Helen Levitt
Fundación Mapfre, Paseo de Recoletos, 23, Madrid (Spain)
19 February – 17 May 2026
The Helen Levitt exhibition at Fundación Mapfre confirms a necessary thesis: urban photography does not have to be the invisible looting of a stranger. Levitt is no voyeur waiting for a fortuitous moment; she is a catalyst who, through her presence, activates the scene.
Faced with the epic “decisive moment” of Cartier-Bresson, with whom she connected in 1930s New York, Levitt proposes friction: she does not disappear, she integrates. Where the Frenchman sought perfect geometry from a distance, she introduces the presence of the body.
Her status as a woman alone in neighbourhoods such as the Lower East Side or Spanish Harlem alters the hierarchy of the era; her proximity does not invade, but rather invites reciprocity. Here, the handheld camera is not a tool for espionage, but a dance step that transforms the relationship with the subject.
This position dictates a content that moves away from social documentation to enter the realm of the performative. For Levitt, children are not passive victims of poverty, but actors rehearsing identities on the asphalt. Influenced by avant-garde cinema and surrealism, she understands the street as a stage where the everyday overflows.










The photographs above were captured by Helen Levitt during the 1930s and 1940s.
In her images, a child playing with a mask is not a “cute” moment; it is a choreography reflecting the darkness of the gangster films of the time and the rawness of the environment. This dimension, consolidated in her film work In the Street (1948), proves that what we see is not “spontaneous life”, but a conscious representation.
Even her time in Mexico in 1941 reinforces that her interest is not in folklore, but in the universal grammar of human gesture under the pressure of public space. Unlike other documentarians, context for Levitt is a matter of spatial sovereignty.
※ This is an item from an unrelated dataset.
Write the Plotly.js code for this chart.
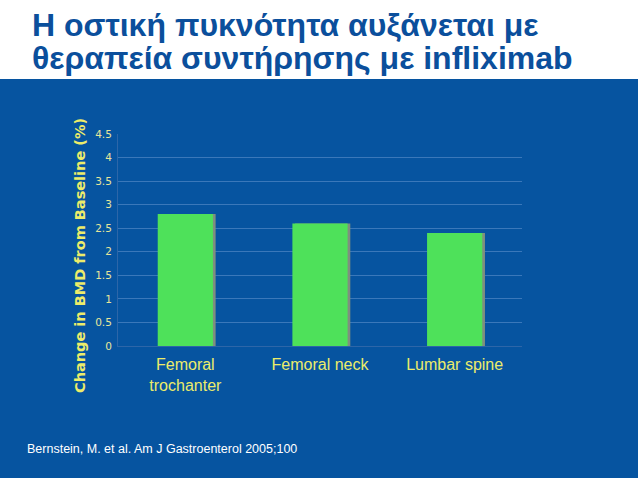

The photographs above were taken by Helen Levitt in Mexico during the 1940s.
The strategic value of this exhibition lies in observing the evolution of that battleground. In the images from the 1930s and 40s, the street is a living, integrated organism. In contrast, her colour work from later decades reveals a fragmented city.
Under the advance of capitalism, the scene atomises; the street ceases to be a communal lounge and becomes a place of transit. Levitt records, without nostalgia but with rigour, how the shared city moves towards its dissolution.
Her work operates on a critical threshold between gritty realism and subversive humour, proving that one can be a solitary figure without being a detached observer. Do not look to this art exhibition at Fundación Mapfre for a social chronicle; look for proof that, once, the street belonged to us.




The photographs above represent Helen Levitt’s work from the 1970s and 1980s.